As the North Atlantic began to settle, the outer edges of the eye of Tildy collapsed, just like a falling curtain. Its dark clouds flowed downward into the sea and upward into the sky as if some giant god had waved a magic wand and disbursed the hurricane. The darkness of the swirling clouds fell into the roiling waters, and then the storm and the clouds that made up her bulk dissipated and then vanished.
Hurricane Tildy was gone as if never there.
9
KIROV-CLASS BATTLE CRUISER SIMBIRSK
Jack awoke to men screaming in agony. As he tried to raise his head, he felt the skin on his cheek being tugged at. He pulled harder and then felt the searing pain as some of that skin was torn free. He shook his head and felt the area where skin had been. His fingers came away bloodied. He looked next to him as Carl was slowly rising from the same eerily pliable deck. Jack saw that Everett had lost some skin also but knew he was all right as he stumbled over to assist Ellenshaw, who was lying still over one of the engineering consoles. The calls for help came in English and Russian.
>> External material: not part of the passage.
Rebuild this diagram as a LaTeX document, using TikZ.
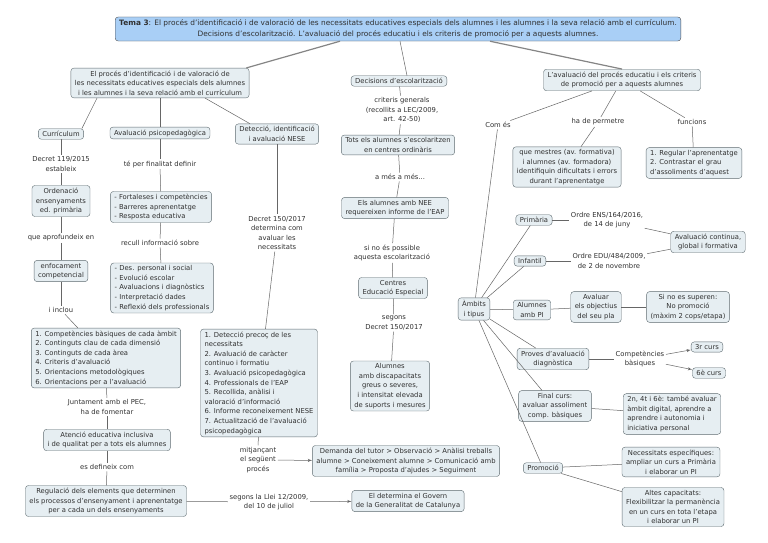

As for Colonel Salkukoff, he had been saved when he fell on one of his men. That man was now dead. Half in, half out of the floor decking. Others were in the same pose of death. But it became quickly evident that this effect did not apply to all areas of the mighty ship. Collins quickly deduced that the laws of physics did not apply to every scene of death. Some men were fried beyond recognition, while others had succumbed to the strange atomic makeup of the ship itself. Jack quickly looked for his team and was glad to see the master chief and Ryan had survived and were even now administering first aid to those who needed it.
Everett faced Jack, and at first, Collins failed to hear his words. He shook his head, and then Carl’s mouth movement started to make sense.